A frequent source of error is mixing chord-like measurements or angled distances with axial length assumptions. Always document exactly where and how diameters were captured.
Data Table: Error Sensitivity Example (Real Numerical Impact)
The following values show how realistic measurement errors influence side-angle calculation for a nominal geometry of D = 12.700 mm, d = 9.500 mm, L = 50.000 mm.
| Case | D (mm) | d (mm) | L (mm) | Computed Side Angle (degrees) | Shift from Nominal |
|---|---|---|---|---|---|
| Nominal | 12.700 | 9.500 | 50.000 | 1.833 | 0.000 |
| D +0.010 mm | 12.710 | 9.500 | 50.000 | 1.839 | +0.006 |
| d -0.010 mm | 12.700 | 9.490 | 50.000 | 1.839 | +0.006 |
| L +0.050 mm | 12.700 | 9.500 | 50.050 | 1.832 | -0.002 |
| L -0.050 mm | 12.700 | 9.500 | 49.950 | 1.835 | +0.002 |
Notice that small diameter uncertainty can create angle shifts similar to or larger than modest axial-length uncertainty. This is why stable diameter metrology and consistent contact force matter when inspecting small tapers.
Unit Control and Conversion Discipline
Angle computation itself is unitless as long as D, d, and L use the same unit system. Problems start when one value is entered in inches and another in millimeters. In high-mix environments, this is one of the most common data-entry mistakes. A robust process includes:
- Single-unit work instructions per part family.
- Digital forms that force unit declaration before entry.
- First-article verification with independent recalculation.
- Stored setup templates for recurring jobs.
Practical Shop Tips for Better Taper Angle Results
- Measure at thermal equilibrium. Hot parts can shift diameters enough to matter.
- Use matched anvils and repeatable measuring force for small conical parts.
- Average multiple readings around the circumference to reduce ovality effects.
- If possible, verify with both dimensional and functional gaging.
- Track angle drift by lot to detect wheel wear or fixture movement.
When to Use Side Angle vs Included Angle
If you are programming or grinding one side of a taper, side angle is usually the direct setup value. If you are comparing to a drawing that defines total opening, included angle may be primary. The two are directly related, but confusion between them can produce a 2x setup error. Quality reports should label both clearly, for example:
- Side angle: 1.833 degrees
- Included angle: 3.666 degrees
Advanced Notes for Engineers and Process Planners
In production analytics, side-angle variation can be modeled alongside diameter and length variation to estimate assembly force distribution. For metal-cutting tools, incorrect taper geometry can alter contact stiffness and increase dynamic displacement under cutting load. This can appear as chatter marks, poor hole roundness, reduced true position capability, or uneven wear along the flute length. If your process is statistically controlled, angle should be treated as a derived quality characteristic, with sampling frequency tied to process drift risk.
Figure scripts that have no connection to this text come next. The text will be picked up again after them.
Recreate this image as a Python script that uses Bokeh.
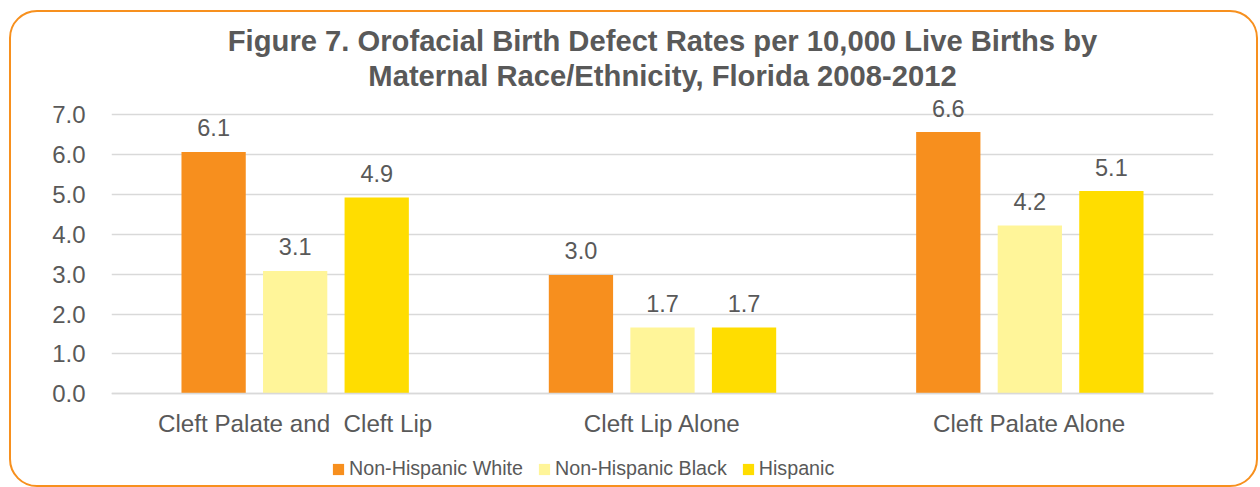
from bokeh.plotting import figure
from bokeh.models import ColumnDataSource, FactorRange, Range1d, FixedTicker, PrintfTickFormatter, Legend, LegendItem, Title
from bokeh.transform import dodge
from bokeh.core.properties import value
from bokeh.embed import file_html
from bokeh.resources import INLINE

# ---- data ----
categories = ["Cleft Palate and\u00a0 Cleft Lip", "Cleft Lip Alone", "Cleft Palate Alone"]
series_names = ["Non-Hispanic White", "Non-Hispanic Black", "Hispanic"]
white = [6.06, 2.98, 6.56]
black = [3.08, 1.66, 4.22]
hispanic = [4.92, 1.66, 5.08]
y_ticks = [0, 1, 2, 3, 4, 5, 6, 7]
title_lines = ["Figure 7. Orofacial Birth Defect Rates per 10,000 Live Births by",
               "Maternal Race/Ethnicity, Florida 2008-2012"]

colors = ["#F78F1E", "#FFF599", "#FFDD00"]
FONT = "Liberation Sans"
TXT = "#595959"

src = ColumnDataSource(dict(
    cat=categories,
    white=white, black=black, hispanic=hispanic,
    white_lbl=[f"{v:.1f}" for v in white],
    black_lbl=[f"{v:.1f}" for v in black],
    hispanic_lbl=[f"{v:.1f}" for v in hispanic],
))

# the frame reaches below zero so that the legend (drawn inside the frame) is not clipped;
# the category axis is pinned at y = 0
p = figure(x_range=FactorRange(factors=categories, range_padding=0),
           y_range=Range1d(-2.27, 7.5),
           width=1245, height=473,
           output_backend="svg", toolbar_location=None,
           min_border_left=100, min_border_right=47,
           min_border_top=82, min_border_bottom=5)

p.styles = {"border": "2px solid #F7901E", "border-radius": "28px",
            "box-sizing": "content-box", "margin-left": "9px", "margin-top": "10px"}
p.border_fill_color = None
p.background_fill_color = "white"
p.outline_line_color = None
p.title.visible = False

# add second line first (closest to the plot), then first line above it
for txt, so in ((title_lines[1], 5), (title_lines[0], -2)):
    p.add_layout(Title(text=txt, align="center", offset=9, standoff=so,
                       text_font=FONT, text_font_size="29.2px", text_font_style="bold",
                       text_color=TXT), "above")

offsets = [-0.222, 0.0, 0.222]
keys = ["white", "black", "hispanic"]
items = []
for k, off, col, name in zip(keys, offsets, colors, series_names):
    r = p.vbar(x=dodge("cat", off, range=p.x_range), top=k, bottom=0, width=0.175,
               source=src, fill_color=col, line_color=None)
    p.text(x=dodge("cat", off, range=p.x_range), y=k, text=k + "_lbl", source=src,
           text_align="center", text_baseline="alphabetic", y_offset=-24,
           text_font=value(FONT), text_font_size="23.5px", text_color=TXT)
    items.append(LegendItem(label=name, renderers=[r]))

legend = Legend(items=items, orientation="horizontal", location=(220, 4),
                padding=0, margin=0, spacing=14, label_standoff=4,
                glyph_width=14, glyph_height=14, label_height=20,
                border_line_color=None, background_fill_alpha=0,
                label_text_font=FONT, label_text_font_size="19.7px", label_text_color=TXT)
p.add_layout(legend, "center")

p.xgrid.visible = False
p.ygrid.ticker = FixedTicker(ticks=y_ticks)
p.ygrid.grid_line_color = "#D9D9D9"
p.ygrid.grid_line_width = 1.3

p.yaxis.ticker = FixedTicker(ticks=y_ticks)
p.yaxis.formatter = PrintfTickFormatter(format="%.1f")
p.yaxis.axis_line_color = None
p.yaxis.major_tick_line_color = None
p.yaxis.minor_tick_line_color = None
p.yaxis.major_label_standoff = 20
p.yaxis.major_label_text_font = FONT
p.yaxis.major_label_text_font_size = "24px"
p.yaxis.major_label_text_color = TXT

p.xaxis.fixed_location = 0
p.xaxis.axis_line_color = "#D9D9D9"
p.xaxis.axis_line_width = 1.5
p.xaxis.major_tick_line_color = None
p.xaxis.minor_tick_line_color = None
p.xaxis.major_label_standoff = 10
p.xaxis.major_label_text_font = FONT
p.xaxis.major_label_text_font_size = "24.2px"
p.xaxis.major_label_text_color = TXT

open("out.html", "w").write(file_html(p, INLINE))
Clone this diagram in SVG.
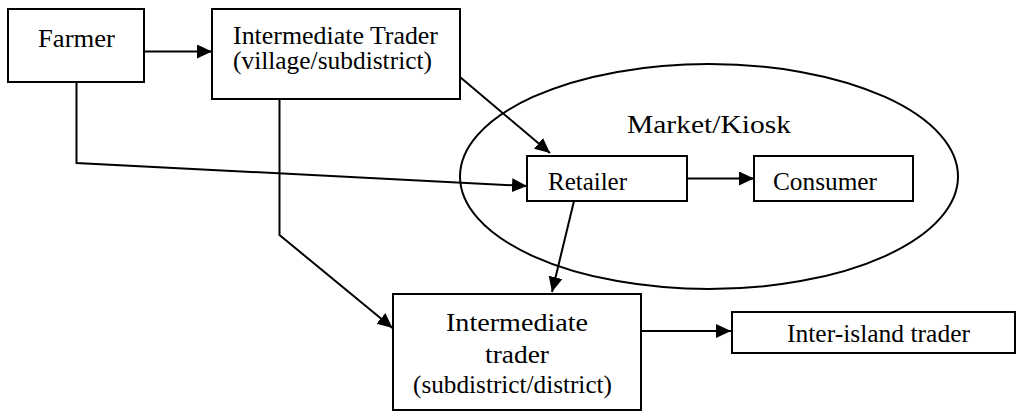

For tolerance stack-up, remember the side-angle equation is nonlinear due to arctangent. Near small angles, linear approximations are often acceptable, but for steeper tapers sensitivity can rise quickly. If your taper is part of a precision locating interface, run worst-case and statistical analyses before freezing acceptance limits.
Common Mistakes That Cause Wrong Side-Angle Calculations
- Using full diameter difference directly against length without dividing by two for radial rise.
- Reporting included angle when the drawing calls for side angle.
- Mixing units during data entry.
- Measuring length along the tapered face instead of the axis.
- Ignoring wear flats or edge damage on used bits.
- Rounding too early in intermediate steps.
Authoritative References for Measurement and Math Fundamentals
For standards context, uncertainty concepts, and trigonometric foundations, consult:
- NIST SI Units Guidance (.gov)
- NIST Guide to the Expression of Uncertainty in Measurement (.gov)
- Lamar University Trigonometric Functions Overview (.edu)
Final recommendation: in professional workflows, store D, d, L, side angle, and included angle together in your inspection record. That single habit dramatically improves traceability, troubleshooting speed, and consistency across shifts.